There are a couple of things. One, a lot of the existing tax apparatus is pinching on the ability of social entrepreneurs to do what they want to do. I realize that other people have presented on that, so I won't get into that in detail, but I was a founding member of Social Innovation Generation, or SIG, which essentially launched the social finance task force in Canada. I'm quite sure you have that. That's a fairly straightforward approach, I think.
The bigger role, I think, is for our government funding as it's currently allocated to be leveraged with the other sources of revenue. I'm sorry for repeating myself now, but my fear is that social finance will come out from our federal government and only be seen as “We'll give you the money if you can find other players who will match it”. That is such a limited perspective on what social finance can do.
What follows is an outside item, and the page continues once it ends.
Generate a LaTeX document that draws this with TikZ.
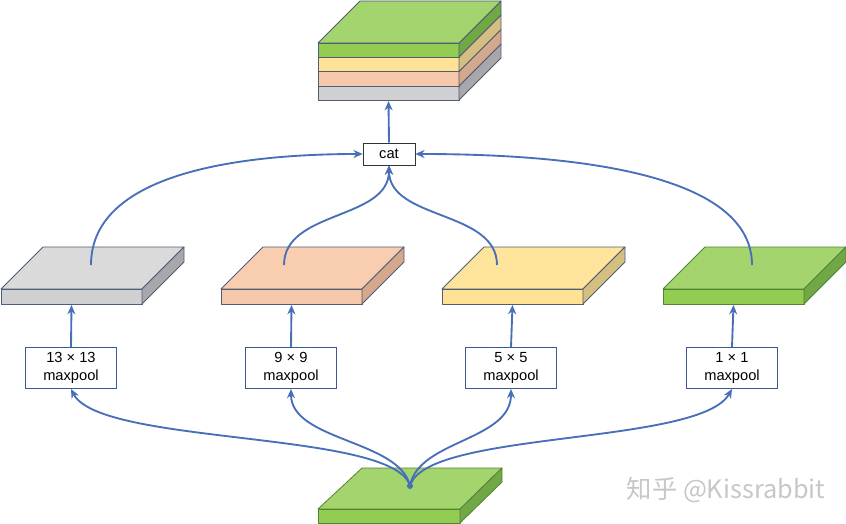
\documentclass[tikz,border=0pt]{standalone}
\usepackage{fontspec}
\setsansfont{Liberation Sans}
\newfontfamily\cjkfont{Noto Sans CJK SC}
\usetikzlibrary{arrows.meta,positioning}
\definecolor{linkblue}{RGB}{72,111,184}
\definecolor{edgegray}{RGB}{80,94,116}
\definecolor{edgegreen}{RGB}{84,130,53}
\definecolor{grtop}{RGB}{218,218,218}
\definecolor{grfront}{RGB}{208,208,210}
\definecolor{grside}{RGB}{168,168,172}
\definecolor{ortop}{RGB}{248,205,176}
\definecolor{orfront}{RGB}{246,200,170}
\definecolor{orside}{RGB}{212,168,140}
\definecolor{yetop}{RGB}{255,229,156}
\definecolor{yefront}{RGB}{255,226,150}
\definecolor{yeside}{RGB}{212,190,128}
\definecolor{gntop}{RGB}{163,212,110}
\definecolor{gnfront}{RGB}{146,204,80}
\definecolor{gnside}{RGB}{112,168,70}
\tikzset{
  pool/.style={draw=linkblue!80!black, fill=white, font=\sffamily\fontsize{11}{13}\selectfont,
    align=center, minimum width=68pt, minimum height=31pt, inner sep=1pt},
  link/.style={linkblue, line width=1.4pt, -{Stealth[length=7pt,width=6pt]}},
  face/.style={line width=0.6pt, line join=round}
}

\begin{document}
\begin{tikzpicture}[x=0.75pt,y=-0.75pt]
\useasboundingbox (0,0) rectangle (846,524);
% Four pooled slabs
\foreach \n/\x/\ctop/\cfront/\cside/\cedge in {1/1/grtop/grfront/grside/edgegray,
    2/221/ortop/orfront/orside/edgegray, 3/442/yetop/yefront/yeside/edgegray,
    4/663/gntop/gnfront/gnside/edgegreen} {
  \draw[face, draw=\cedge, fill=\ctop] (\x,289) -- (\x+42,247) -- (\x+183,247) -- (\x+141,289) -- cycle;
  \draw[face, draw=\cedge, fill=\cfront] (\x,289) rectangle (\x+141,304);
  \draw[face, draw=\cedge, fill=\cside] (\x+141,289) -- (\x+183,247) -- (\x+183,262) -- (\x+141,304) -- cycle;
  \coordinate (base\n) at (\x+70.5,305);
}
\coordinate (top1) at (91,265);
\coordinate (top2) at (284,265);
\coordinate (top3) at (497,265);
\coordinate (top4) at (752,265);
% Input slab
\draw[face, draw=edgegreen, fill=gntop] (318,509) -- (362,468) -- (502,468) -- (460,509) -- cycle;
\draw[face, draw=edgegreen, fill=gnfront] (318,509) rectangle (460,523);
\draw[face, draw=edgegreen, fill=gnside] (460,509) -- (502,468) -- (502,482) -- (460,523) -- cycle;
\coordinate (src) at (410,486);
% Concatenated output
\foreach \ya/\yb/\cfront/\cside in {86/100/grfront/grside, 71.5/86/orfront/orside,
    57/71.5/yefront/yeside, 43/57/gnfront/gnside} {
  \draw[face, draw=edgegray, fill=\cfront] (318,\ya) rectangle (459,\yb);
  \draw[face, draw=edgegray, fill=\cside] (459,\ya) -- (501,\ya-42) -- (501,\yb-42) -- (459,\yb) -- cycle;
}
\draw[face, draw=edgegray, fill=gntop] (318,43) -- (360,1) -- (501,1) -- (459,43) -- cycle;
\coordinate (out) at (388.5,101);
% Pooling boxes
\node[pool] (pool13) at (71,368) {13 × 13\\maxpool};
\node[pool] (pool9) at (291,368) {9 × 9\\maxpool};
\node[pool] (pool5) at (511,368) {5 × 5\\maxpool};
\node[pool] (pool1) at (732,368) {1 × 1\\maxpool};
\node[draw=black!80, fill=white, font=\sffamily\fontsize{11}{13}\selectfont,
  minimum width=39pt, minimum height=16.5pt, inner sep=1pt] (cat) at (389,154) {cat};
% Input to pooling
\fill[linkblue] (src) circle (3);
\draw[link] (src) .. controls +(-15,-56) and +(29,57) .. (pool13.south);
\draw[link] (src) .. controls +(-10,-46) and +(0,52) .. (pool9.south);
\draw[link] (src) .. controls +(8,-46) and +(0,52) .. (pool5.south);
\draw[link] (src) .. controls +(15,-56) and +(-32,57) .. (pool1.south);
% Pooling to slabs
\foreach \n/\p in {1/pool13, 2/pool9, 3/pool5, 4/pool1}
  \draw[link] (\p.north) -- (base\n);
% Slabs to cat
\draw[link] (top1) .. controls +(0,-95) and +(-113,0) .. (cat.west);
\draw[link] (top2) .. controls +(0,-55) and +(0,55) .. (cat.south);
\draw[link] (top3) .. controls +(0,-55) and +(0,55) .. (cat.south);
\draw[link] (top4) .. controls +(0,-95) and +(145,0) .. (cat.east);
\draw[link] (cat.north) -- (out);
% Watermark
\node[font=\cjkfont\fontsize{19}{21}\selectfont, text=black!22] (mark) at (726,490) {知乎 @Kissrabbit};
\end{tikzpicture}
\end{document}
Somebody mentioned the McConnell foundation. They're a leading private foundation in Canada. They have now spent 15 years trying to think how they can leverage very little money to maximize the impact they are having, and they are proving to be effective. That's what we'd like to see our federal government do as well. Perhaps we could launch some social finance funds that are set up in a way that encourages this new mindset I talked about at the beginning: new ways of working together, new uses of technology to achieve scale, to address these substantive challenges we have in Canada, which we seem to be throwing more and more money at within the existing mindset while the problem only gets worse.
I hope I'm answering the question here.